The Department of Homeland Security published details recently on its plans to scan feeds from existing cameras in the executive complex and run them through recognition software. This is slightly less scary than it sounds: The cameras will capture people in adjacent public spaces, but only consenting Secret Service employees will be in the program database — so, barring false positives, faces of passersby that do not match participants’ photos will not be stored.
More concerning is the potential for future misuse of the technology. The Secret Service hopes eventually to identify “subjects of interest,” but who qualifies is anyone’s guess. In any case, to carry out its goal, the agency would have to search the public’s faces and run them against whatever collection of pictures the government chooses — perhaps mug shots, perhaps social media posts — most likely without their knowledge. What’s more, there is no guarantee the practice would be restricted to the White House and its vicinity. Similar worries surfaced earlier this fall after Amazon discussed selling its recognition software, already available to local law enforcement, to Immigration and Customs Enforcement. (Amazon founder and chief executive Jeffrey P. Bezos also owns The Post.)
Facial recognition software is a nascent technology with understudied implications, especially when it comes to racial and gender bias. Right now, regulations to guard against abuse, by and large, do not exist. It is possible a police department could harness Amazon’s tools to track down a repeat violent criminal. It is also possible that the Secret Service could monitor and intimidate protesters, or that ICE could place cameras in Latino neighborhoods, upload footage to the cloud and run every face against a database to see whether any matched an overstayed visa.
Resolving these concerns is up to Congress and the courts.
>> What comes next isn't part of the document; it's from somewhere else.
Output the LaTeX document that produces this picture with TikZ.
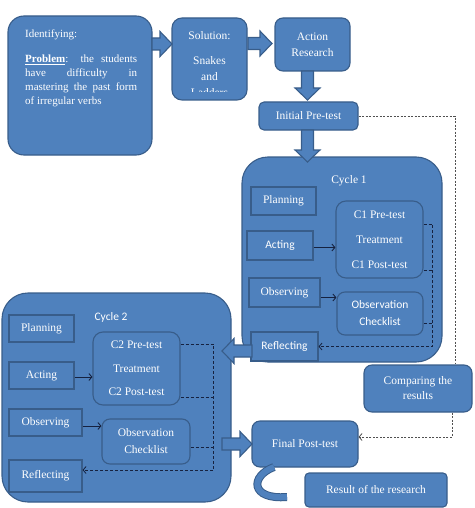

Facial recognition can be an indispensable or even lifesaving tool. Last summer, it helped identify the suspect in the shooting deaths of five newspaper employees in Annapolis. But widespread real-time recognition, unchecked, could allow government to scan the face of any American at any time, enabling a low-cost comprehensive tracking system of every civilian. China’s surveillance state gives some idea of how the technology may be abused.
There is a lot to consider, including minimum confidence levels for matches, and warrant systems for database searches, and prohibitions on real-time scanning except in the case of emergency. We carry our faces with us everywhere we go. Society might be safer if we simply tolerated the intrusion. It might also be less free.